Lily Bart's Peche a la Melba; or, my dad's favorite dessert: Peach Melba
I love Wharton’s The House of Mirth. I like books where people are miserable and come to bad ends. That’s also why I am a Zola fan; I think it’s because somehow it makes me feel better when I’m done.
And so: Poor, beautiful Lily Bart. Abandoned financially by her aunt, from whom she was expecting a large inheritance, we watch her fall steadily downward from desirable, fashionable socialite at glittering parties, holding men in the palm of her hand, to boarding in a single room in a walk-up apartment building, depending on the kindness of friends to keep her afloat, and then finally, dismally, wretchedly, working at a millinery, drowning in debt. I won’t tell you how it ends, except to say, there is a sleeping draught involved. We all know how that works out in literature.
In this passage, Lily is at a fancy dinner with her socialite friends and finally grasps that her position in society is tenuous at best, and likely unraveling before her eyes. Her once-friend Mrs. Trenor greets her with cool civility rather than the warmth Lily was expecting, and Lily then knows her gilded time is short. She is left both deciding on her dessert and pondering her future.
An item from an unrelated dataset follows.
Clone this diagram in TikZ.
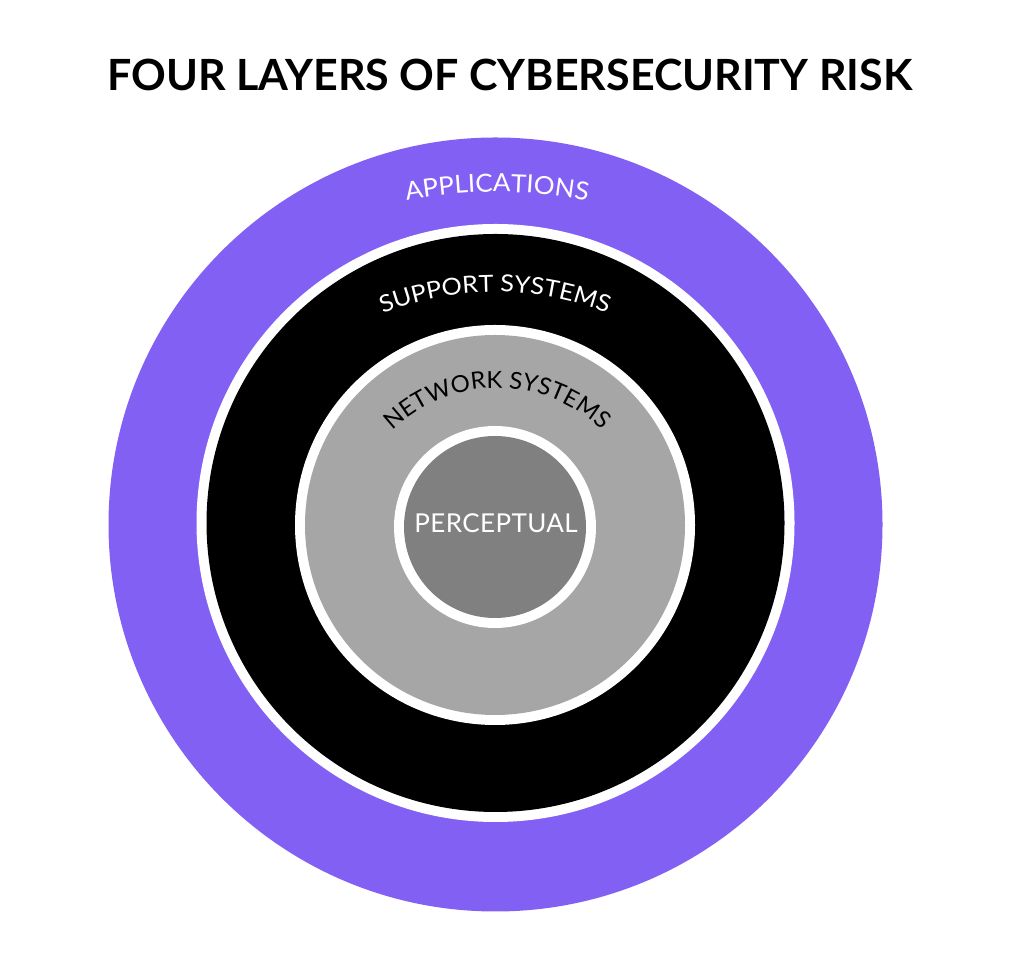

…even Rosedale, flushed as he was with the importance of keeping such company, at once took the temperature of Mrs. Trenor’s cordiality and reflected it in his off- hand greeting of Miss Bart. Trenor, red and uncomfortable, had cut short his salutations on the pretext of a word to say to the head waiter; and the rest of the group soon melted away in Mrs. Trenor’s wake.
It was over in a moment; the waiter, menu in hand, still hung on the choice between Coupe Jacques and Peche a la Melba, but Miss Bart, in the interval, had taken the measure of her fate. Where Judy Trenor led all the world would follow, and Lily had the doomed sense of the castaway who has signalled in vain to fleeing sails.
There: don’t you feel better now? Have some dessert.
You will need:
1 can of good quality peaches
butter
good vanilla ice cream
seedless raspberry jam or all-fruit; I did see in some old recipes that strawberry sauce was used also
Peach Melba is extraordinarily simple: poached peaches over vanilla ice cream with a raspberry sauce. It is very delicious and my dad’s favorite. Legend says that the famous chef Georges Escoffier prepared it for the singer Nellie Melba, after hearing her sing. Unfortunately, it is March right now and there are no peaches! But I need something easy and quick to do for this entry, so we will compromise and make do with what we have. Jacques Pepin, in his Fast Food My Way, has a recipe where he uses canned apricots for his clafoutis. If it’s good enough for Jacques, it’s good enough for me. Canned peaches it is. (Although I’ll also tell you what to do with the fresh peaches if you want to make that too.)
Find a good quality canned peach in syrup. You can use halves or slices. I meant to use halves but picked up the wrong can, and wasn’t going back to the store for a third time today. As it turned out, I think it looks fine and it was a lot easier not to have to cut up the peach halves with a spoon to eat them!
I put all of the peaches, a little of their syrup and two tablespoons of butter in a sauce pan. Cook it just until the syrup and butter combine into a nice sauce. Believe it or not, I added a teaspoon of sugar to this, as it just wasn’t sweet enough. If you use unsalted butter, you may want to add a pinch of salt.
Strain the butter/peach juice liquid into another pan, and to that add about a half cup of jam. Now cook that down and whisk it, until it coats the back of a spoon nicely. Let it cool a little so it doesn’t melt your ice cream too fast. Scoop the ice cream into a bowl, arrange peach slices around it, and pour syrup over top. And then pity poor Lily Bart, who probably didn’t enjoy her dessert as she should have.
(Alternatively, you can poach four fresh peach halves in a simple syrup. According to The Joy of Cooking, simple syrup is: 1 1/4 cup sugar to a quart of water, stirred together and cooked until it makes a syrup. Poach your peaches gently in the syrup and set aside to cool.)